Question

convert the decimal number 16 to octal number

Answer

**step1** Understanding the problem

The problem asks us to convert the decimal number 16 into its equivalent octal number representation. Decimal numbers use base 10, meaning they use digits from 0 to 9. Octal numbers use base 8, meaning they use digits from 0 to 7.

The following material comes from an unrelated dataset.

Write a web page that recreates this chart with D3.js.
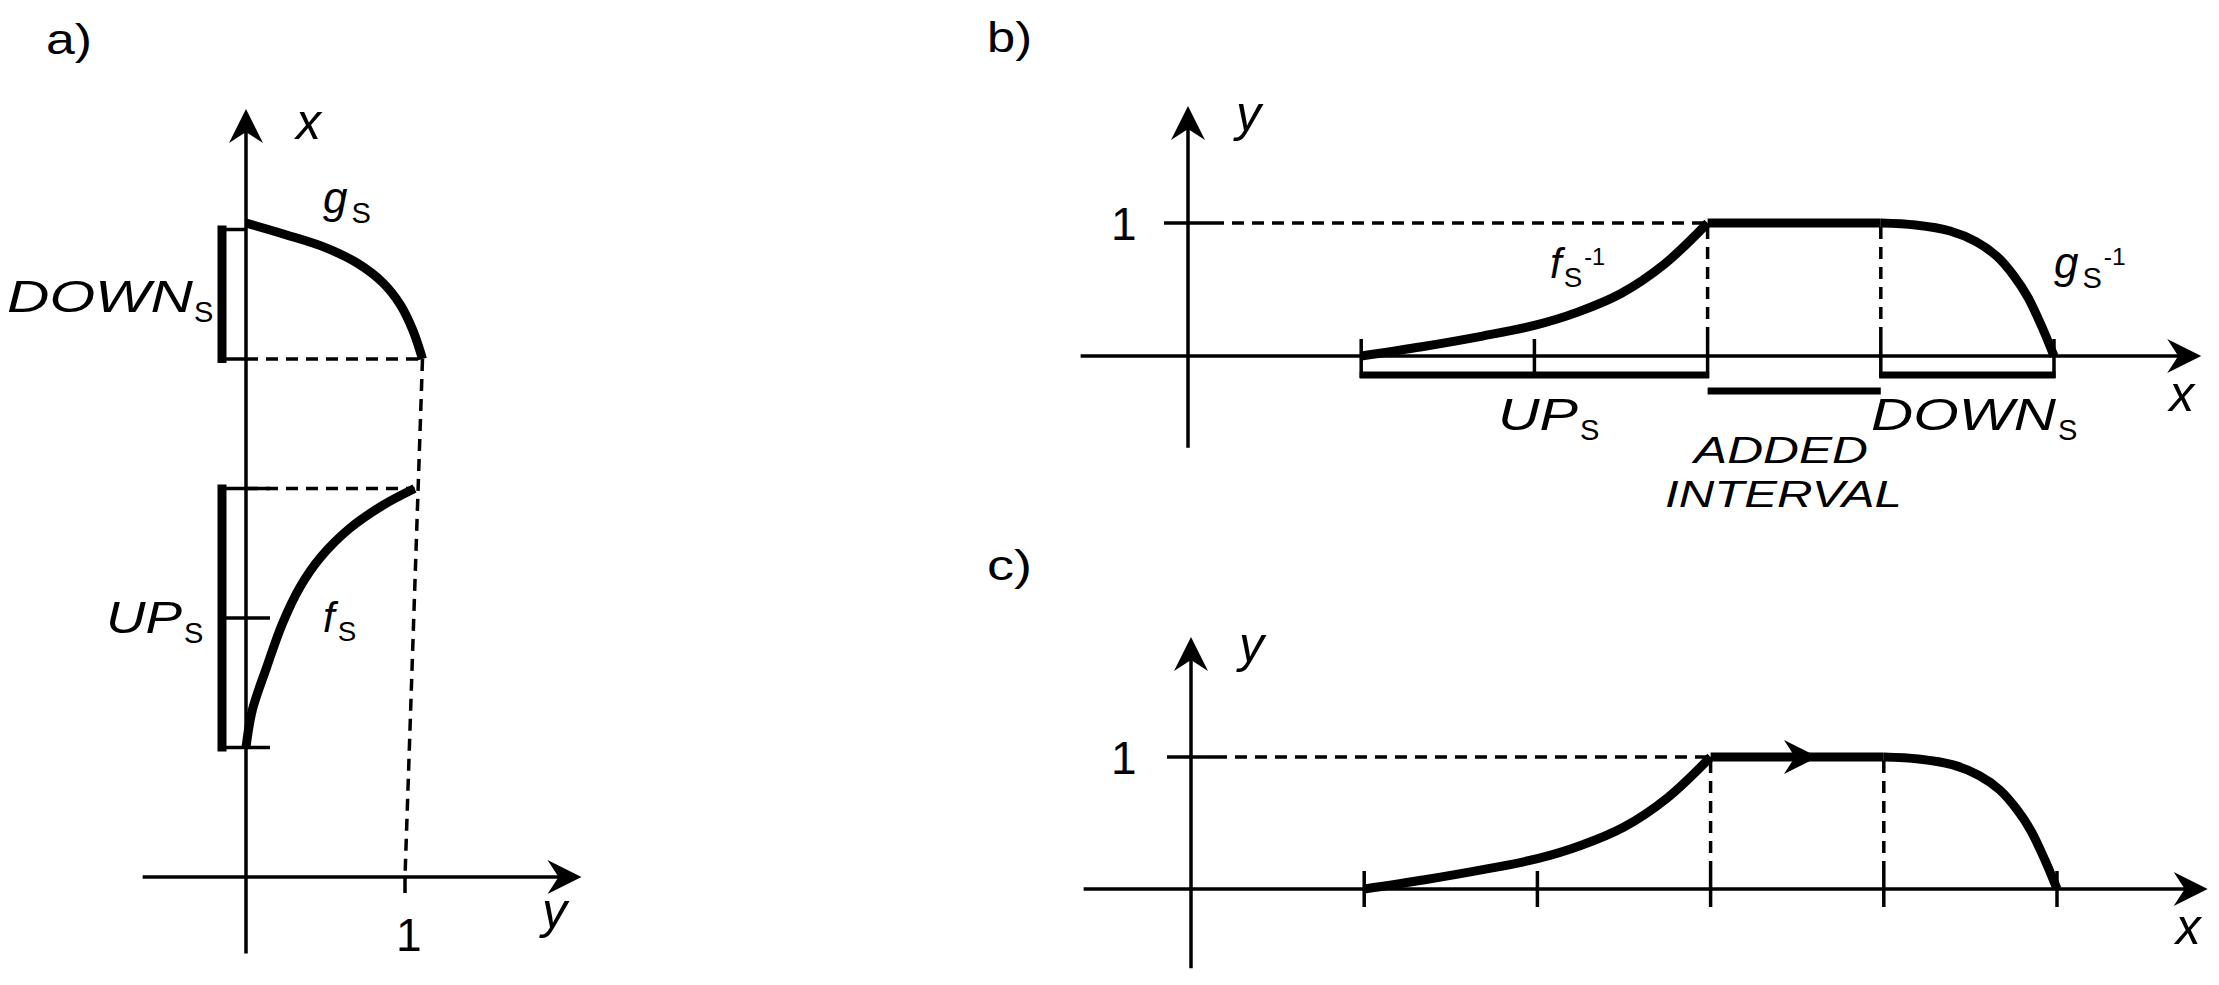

**step2** Identifying the conversion method

To convert a number from decimal to another base, we use a method of repeated division by the target base. We divide the number by the target base (which is 8 for octal), record the remainder, and then use the quotient for the next division. We repeat this until the quotient becomes 0. The octal number is then formed by reading the remainders from the last one obtained to the first one.

**step3** First division

We start by dividing the decimal number 16 by 8.
$$16 \div 8 = 2$$ with a remainder of $$0$$.
The quotient is 2, and the first remainder is 0.

**step4** Second division

Next, we take the quotient from the previous step, which is 2, and divide it by 8.
$$2 \div 8 = 0$$ with a remainder of $$2$$.
The quotient is 0, and the second remainder is 2. Since the quotient is now 0, we stop the division process.

**step5** Forming the octal number

To form the octal number, we read the remainders from bottom to top (the last remainder obtained to the first remainder obtained).
The remainders are 2 (from the second division) and 0 (from the first division).
Reading them from bottom (last) to top (first) gives us 20.
In the octal number 20, the digit in the eights place (which is equivalent to the tens place in decimal) is 2, and the digit in the ones place is 0.

**step6** Final answer

Therefore, the decimal number 16 is equivalent to the octal number 20.